(Data extracted from a collection)
┄┄┄┄┄┄┄┄┄┄┄┄┄┄┄┄┄┄┄┄

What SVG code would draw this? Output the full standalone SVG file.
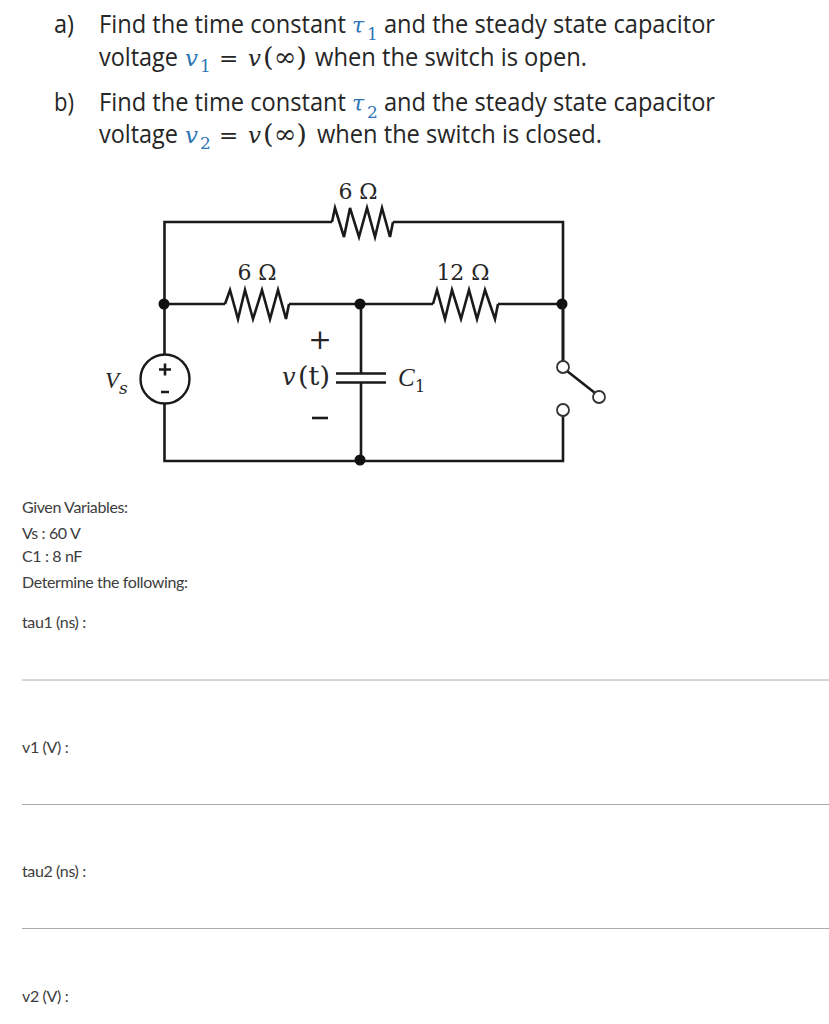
<svg xmlns="http://www.w3.org/2000/svg" width="829" height="1024" viewBox="0 0 829 1024">
<style>
.h{font-family:"Open Sans","Noto Sans",sans-serif;font-size:25px;fill:#262626}
.m{font-family:"DejaVu Serif","Liberation Serif",serif;font-style:italic;fill:#262626}
.mb{font-family:"DejaVu Serif","Liberation Serif",serif;font-style:italic;fill:#2e75b6}
.n{font-style:normal}
.u{font-family:"DejaVu Serif","Liberation Serif",serif;fill:#262626}
.g{font-family:"Lato","Open Sans",sans-serif;font-size:16px;letter-spacing:-.38px;fill:#3d3d3d}
.w{fill:none;stroke:#1a1a1a;stroke-width:2.6}
.d{fill:#111}
.o{fill:#fff;stroke:#333;stroke-width:1.8}
.r{stroke:#aaa;stroke-width:1;fill:none}
</style>
<rect width="829" height="1024" fill="#fff"/>
<g id="question">
<text class="h" x="54" y="33" textLength="20" lengthAdjust="spacingAndGlyphs">a)</text>
<text class="h" x="99" y="33" textLength="247" lengthAdjust="spacingAndGlyphs">Find the time constant</text>
<text class="mb" x="352" y="33" font-size="22">τ</text><text class="mb n" x="367" y="40" font-size="17">1</text>
<text class="h" x="384" y="33" textLength="331" lengthAdjust="spacingAndGlyphs">and the steady state capacitor</text>
<text class="h" x="99" y="66" textLength="79" lengthAdjust="spacingAndGlyphs">voltage</text>
<text class="mb" x="185" y="66" font-size="23">v</text><text class="mb n" x="200" y="72" font-size="17">1</text>
<text class="m n" x="219" y="66" font-size="23">=</text>
<text class="m" x="248" y="66" font-size="23">v</text><text class="u" x="263" y="66" font-size="26" textLength="44" lengthAdjust="spacingAndGlyphs">(∞)</text>
<text class="h" x="315" y="66" textLength="272" lengthAdjust="spacingAndGlyphs">when the switch is open.</text>
<text class="h" x="54" y="111" textLength="20" lengthAdjust="spacingAndGlyphs">b)</text>
<text class="h" x="99" y="111" textLength="247" lengthAdjust="spacingAndGlyphs">Find the time constant</text>
<text class="mb" x="352" y="111" font-size="22">τ</text><text class="mb n" x="367" y="118" font-size="17">2</text>
<text class="h" x="384" y="111" textLength="331" lengthAdjust="spacingAndGlyphs">and the steady state capacitor</text>
<text class="h" x="99" y="143" textLength="79" lengthAdjust="spacingAndGlyphs">voltage</text>
<text class="mb" x="185" y="143" font-size="23">v</text><text class="mb n" x="200" y="149" font-size="17">2</text>
<text class="m n" x="219" y="143" font-size="23">=</text>
<text class="m" x="248" y="143" font-size="23">v</text><text class="u" x="263" y="143" font-size="26" textLength="44" lengthAdjust="spacingAndGlyphs">(∞)</text>
<text class="h" x="317" y="143" textLength="285" lengthAdjust="spacingAndGlyphs">when the switch is closed.</text>
</g>
<g id="connectors">
<path class="w" d="M164.500 304V222H332M393 222H563V367M164.500 304H225M289 304H433M498 304H563M361 304V373M361 382V460M164.500 304V354M164.500 403V461H563V416"/>
</g>
<g id="r-top"><path class="w" d="M332 222L335 208L344 237L350 208L359 237L367 208L375 237L382 208L390 237L393 222"/><text class="u" x="358" y="199" font-size="22" text-anchor="middle">6 Ω</text></g>
<g id="r-left"><path class="w" d="M225 304L230 290L238 319L245 290L253 319L262 290L270 319L278 290L286 319L289 304"/><text class="u" x="257" y="280" font-size="22" text-anchor="middle">6 Ω</text></g>
<g id="r-right"><path class="w" d="M433 304L437 290L445 319L452 290L461 319L469 290L477 319L485 290L495 319L498 304"/><text class="u" x="463" y="280" font-size="22" text-anchor="middle">12 Ω</text></g>
<g id="n1"><circle class="d" cx="164" cy="304" r="5.500"/></g>
<g id="n2"><circle class="d" cx="360" cy="304" r="5.500"/></g>
<g id="n3"><circle class="d" cx="562" cy="304" r="5.500"/></g>
<g id="n4"><circle class="d" cx="360" cy="460" r="5.500"/></g>
<g id="source">
<circle cx="165" cy="379" r="24.500" fill="#fff" stroke="#1a1a1a" stroke-width="2.400"/>
<path class="w" d="M159 369.500H171M165 363.500V375.500M161 392H169"/>
<text class="m" x="105" y="388" font-size="23" style="font-family:'Liberation Serif'">V</text><text class="m" x="119" y="394" font-size="17">s</text>
</g>
<g id="capacitor">
<path class="w" d="M336 373.500H386M336 382.500H386"/>
<text class="u" x="320" y="349" font-size="28" text-anchor="middle">+</text>
<text class="m" x="282" y="385" font-size="24">v</text><text class="u" x="298" y="385" font-size="26" textLength="32" lengthAdjust="spacingAndGlyphs">(t)</text>
<path class="w" d="M312 418H328"/>
<text class="m" x="398" y="386" font-size="25" style="font-family:'Liberation Serif'">C</text><text class="u" x="415" y="392" font-size="16">1</text>
</g>
<g id="switch">
<path class="w" d="M563 304V362M567 371L595 393"/>
<circle class="o" cx="563" cy="367" r="6"/>
<circle class="o" cx="599" cy="397" r="6"/>
<circle class="o" cx="563" cy="410" r="6"/>
<rect x="606" y="385" width="10" height="24" fill="#fff"/>
</g>
<g id="form">
<text class="g" x="22" y="513">Given Variables:</text>
<text class="g" x="22" y="539">Vs : 60 V</text>
<text class="g" x="22" y="562">C1 : 8 nF</text>
<text class="g" x="22" y="588">Determine the following:</text>
<text class="g" x="22" y="628">tau1 (ns) :</text>
<path class="r" d="M22 680H829"/>
<text class="g" x="22" y="753">v1 (V) :</text>
<path class="r" d="M22 804.500H829"/>
<text class="g" x="22" y="877">tau2 (ns) :</text>
<path class="r" d="M22 928.500H829"/>
<text class="g" x="22" y="1002">v2 (V) :</text>
</g>
</svg>
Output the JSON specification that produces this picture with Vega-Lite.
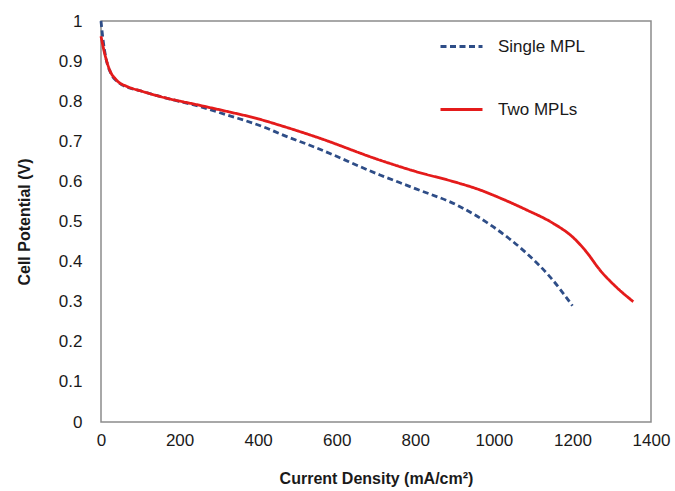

┄┄┄┄┄┄┄┄┄┄┄┄┄┄┄┄┄┄┄┄

# WHAT TO PRODUCE:
Transcribe the entries above verbatim, omitting their pictures.

# REPLY TO THE EXERCISE:
What SVG code would draw this? Output the full standalone SVG file.
<svg xmlns="http://www.w3.org/2000/svg" width="829" height="1024" viewBox="0 0 829 1024">
<style>
.h{font-family:"Open Sans","Noto Sans",sans-serif;font-size:25px;fill:#262626}
.m{font-family:"DejaVu Serif","Liberation Serif",serif;font-style:italic;fill:#262626}
.mb{font-family:"DejaVu Serif","Liberation Serif",serif;font-style:italic;fill:#2e75b6}
.n{font-style:normal}
.u{font-family:"DejaVu Serif","Liberation Serif",serif;fill:#262626}
.g{font-family:"Lato","Open Sans",sans-serif;font-size:16px;letter-spacing:-.38px;fill:#3d3d3d}
.w{fill:none;stroke:#1a1a1a;stroke-width:2.6}
.d{fill:#111}
.o{fill:#fff;stroke:#333;stroke-width:1.8}
.r{stroke:#aaa;stroke-width:1;fill:none}
</style>
<rect width="829" height="1024" fill="#fff"/>
<g id="question">
<text class="h" x="54" y="33" textLength="20" lengthAdjust="spacingAndGlyphs">a)</text>
<text class="h" x="99" y="33" textLength="247" lengthAdjust="spacingAndGlyphs">Find the time constant</text>
<text class="mb" x="352" y="33" font-size="22">τ</text><text class="mb n" x="367" y="40" font-size="17">1</text>
<text class="h" x="384" y="33" textLength="331" lengthAdjust="spacingAndGlyphs">and the steady state capacitor</text>
<text class="h" x="99" y="66" textLength="79" lengthAdjust="spacingAndGlyphs">voltage</text>
<text class="mb" x="185" y="66" font-size="23">v</text><text class="mb n" x="200" y="72" font-size="17">1</text>
<text class="m n" x="219" y="66" font-size="23">=</text>
<text class="m" x="248" y="66" font-size="23">v</text><text class="u" x="263" y="66" font-size="26" textLength="44" lengthAdjust="spacingAndGlyphs">(∞)</text>
<text class="h" x="315" y="66" textLength="272" lengthAdjust="spacingAndGlyphs">when the switch is open.</text>
<text class="h" x="54" y="111" textLength="20" lengthAdjust="spacingAndGlyphs">b)</text>
<text class="h" x="99" y="111" textLength="247" lengthAdjust="spacingAndGlyphs">Find the time constant</text>
<text class="mb" x="352" y="111" font-size="22">τ</text><text class="mb n" x="367" y="118" font-size="17">2</text>
<text class="h" x="384" y="111" textLength="331" lengthAdjust="spacingAndGlyphs">and the steady state capacitor</text>
<text class="h" x="99" y="143" textLength="79" lengthAdjust="spacingAndGlyphs">voltage</text>
<text class="mb" x="185" y="143" font-size="23">v</text><text class="mb n" x="200" y="149" font-size="17">2</text>
<text class="m n" x="219" y="143" font-size="23">=</text>
<text class="m" x="248" y="143" font-size="23">v</text><text class="u" x="263" y="143" font-size="26" textLength="44" lengthAdjust="spacingAndGlyphs">(∞)</text>
<text class="h" x="317" y="143" textLength="285" lengthAdjust="spacingAndGlyphs">when the switch is closed.</text>
</g>
<g id="connectors">
<path class="w" d="M164.500 304V222H332M393 222H563V367M164.500 304H225M289 304H433M498 304H563M361 304V373M361 382V460M164.500 304V354M164.500 403V461H563V416"/>
</g>
<g id="r-top"><path class="w" d="M332 222L335 208L344 237L350 208L359 237L367 208L375 237L382 208L390 237L393 222"/><text class="u" x="358" y="199" font-size="22" text-anchor="middle">6 Ω</text></g>
<g id="r-left"><path class="w" d="M225 304L230 290L238 319L245 290L253 319L262 290L270 319L278 290L286 319L289 304"/><text class="u" x="257" y="280" font-size="22" text-anchor="middle">6 Ω</text></g>
<g id="r-right"><path class="w" d="M433 304L437 290L445 319L452 290L461 319L469 290L477 319L485 290L495 319L498 304"/><text class="u" x="463" y="280" font-size="22" text-anchor="middle">12 Ω</text></g>
<g id="n1"><circle class="d" cx="164" cy="304" r="5.500"/></g>
<g id="n2"><circle class="d" cx="360" cy="304" r="5.500"/></g>
<g id="n3"><circle class="d" cx="562" cy="304" r="5.500"/></g>
<g id="n4"><circle class="d" cx="360" cy="460" r="5.500"/></g>
<g id="source">
<circle cx="165" cy="379" r="24.500" fill="#fff" stroke="#1a1a1a" stroke-width="2.400"/>
<path class="w" d="M159 369.500H171M165 363.500V375.500M161 392H169"/>
<text class="m" x="105" y="388" font-size="23" style="font-family:'Liberation Serif'">V</text><text class="m" x="119" y="394" font-size="17">s</text>
</g>
<g id="capacitor">
<path class="w" d="M336 373.500H386M336 382.500H386"/>
<text class="u" x="320" y="349" font-size="28" text-anchor="middle">+</text>
<text class="m" x="282" y="385" font-size="24">v</text><text class="u" x="298" y="385" font-size="26" textLength="32" lengthAdjust="spacingAndGlyphs">(t)</text>
<path class="w" d="M312 418H328"/>
<text class="m" x="398" y="386" font-size="25" style="font-family:'Liberation Serif'">C</text><text class="u" x="415" y="392" font-size="16">1</text>
</g>
<g id="switch">
<path class="w" d="M563 304V362M567 371L595 393"/>
<circle class="o" cx="563" cy="367" r="6"/>
<circle class="o" cx="599" cy="397" r="6"/>
<circle class="o" cx="563" cy="410" r="6"/>
<rect x="606" y="385" width="10" height="24" fill="#fff"/>
</g>
<g id="form">
<text class="g" x="22" y="513">Given Variables:</text>
<text class="g" x="22" y="539">Vs : 60 V</text>
<text class="g" x="22" y="562">C1 : 8 nF</text>
<text class="g" x="22" y="588">Determine the following:</text>
<text class="g" x="22" y="628">tau1 (ns) :</text>
<path class="r" d="M22 680H829"/>
<text class="g" x="22" y="753">v1 (V) :</text>
<path class="r" d="M22 804.500H829"/>
<text class="g" x="22" y="877">tau2 (ns) :</text>
<path class="r" d="M22 928.500H829"/>
<text class="g" x="22" y="1002">v2 (V) :</text>
</g>
</svg>
Output the JSON specification that produces this picture with Vega-Lite.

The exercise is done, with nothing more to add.